If you’re unsure where you stand in the process, federal law gives you a powerful tool. A qualified written request sent to your servicer forces them to respond with specific account information. The servicer must acknowledge your request within five business days and provide a substantive response within 30 business days. If you’re asking for the identity of the entity that actually owns your loan, the response deadline is just 10 business days. The servicer can extend the 30-day deadline by an additional 15 business days with written notice, but cannot extend the 10-day deadline at all.14eCFR. 12 CFR 1024.36 – Requests for Information
Send your request by certified mail with return receipt. Ask specifically for the date your delinquency began, the current amount needed to cure the default, and whether any foreclosure filings have been made. A servicer who fails to respond properly faces potential liability under federal law, which gives you both information and leverage.
Knowing exactly where you are in the timeline requires reviewing a few specific records. Your original Deed of Trust spells out the power-of-sale terms and may grant a longer cure period than the 20-day statutory minimum. Your Promissory Note details the payment schedule and interest rate that determine how much you owe. If you’ve lost either document, the Deed of Trust is recorded with the county clerk and can be obtained for a modest per-page copying fee.

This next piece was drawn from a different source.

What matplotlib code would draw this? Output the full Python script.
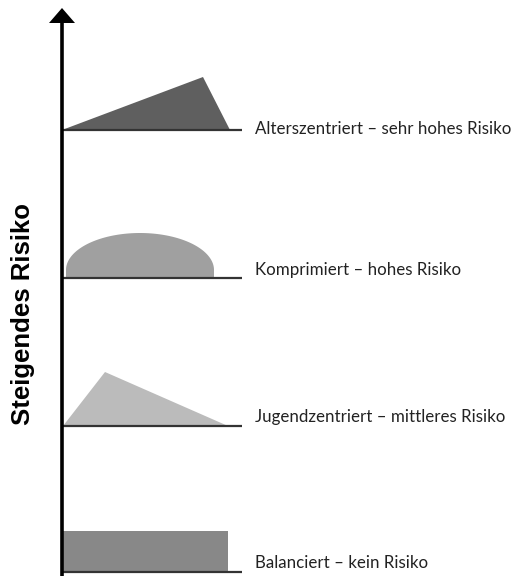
import matplotlib.pyplot as plt
from matplotlib.patches import Polygon, Rectangle
import numpy as np

# risk profiles, top to bottom
labels = ["Alterszentriert – sehr hohes Risiko",
          "Komprimiert – hohes Risiko",
          "Jugendzentriert – mittleres Risiko",
          "Balanciert – kein Risiko"]
baselines = [130, 278, 426, 572]
label_y = [129, 270, 417, 563]
fills = ["#5f5f5f", "#a0a0a0", "#bbbbbb", "#888888"]

# shape outlines (x, y) in picture units
old_x = [62, 203, 230]
old_y = [130, 77, 130]
young_x = [63, 105, 228]
young_y = [426, 372, 426]
dome_left, dome_right, dome_top = 66, 214, 233
bal_left, bal_right, bal_top = 63, 228, 531

fig = plt.figure(figsize=(5.16, 5.76), dpi=100)
ax = fig.add_axes([0, 0, 1, 1])
ax.set_xlim(0, 516)
ax.set_ylim(576, 0)
ax.axis("off")

# shapes
ax.add_patch(Polygon(list(zip(old_x, old_y)), closed=True, color=fills[0], lw=0))
ax.add_patch(Polygon(list(zip(young_x, young_y)), closed=True, color=fills[2], lw=0))

# dome: upper half of an ellipse sitting on a short vertical base
cx = (dome_left + dome_right) / 2
a = (dome_right - dome_left) / 2
base = baselines[1]
mid = base - 8
b = mid - dome_top
t = np.linspace(np.pi, 0, 100)
dx = cx + a * np.cos(t)
dy = mid - b * np.sin(t)
dome = np.column_stack([np.r_[dome_left, dx, dome_right], np.r_[base, dy, base]])
ax.add_patch(Polygon(dome, closed=True, color=fills[1], lw=0))

ax.add_patch(Rectangle((bal_left, bal_top), bal_right - bal_left, baselines[3] - bal_top,
                       color=fills[3], lw=0))

# baselines and labels
for yb, yl, txt in zip(baselines, label_y, labels):
    ax.plot([62, 242], [yb, yb], color="#333333", lw=1.6, solid_capstyle="butt")
    ax.text(255, yl, txt, fontsize=12.2, family="Lato", color="#222222",
            va="center", ha="left")

# vertical arrow
ax.plot([62, 62], [576, 22], color="black", lw=2.6, solid_capstyle="butt")
ax.add_patch(Polygon([(49, 23), (75, 23), (62, 8)], closed=True, color="black", lw=0))

ax.text(23, 314, "Steigendes Risiko", rotation=90, fontsize=18.5, fontweight="bold",
        family="Liberation Sans", ha="center", va="center", color="black")

plt.savefig("out.png", dpi=100, facecolor="white")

Watch your mail closely for certified letters. The Notice of Default and Intent to Accelerate tells you the cure amount and your deadline to pay it. The Notice of Sale tells you the specific auction date and the total amount owed. These two documents are your most important indicators. If you’ve received the first but not the second, you still have time to reinstate. If you’ve received both, your remaining options narrow to the strategies described above, and the clock is measured in days rather than months.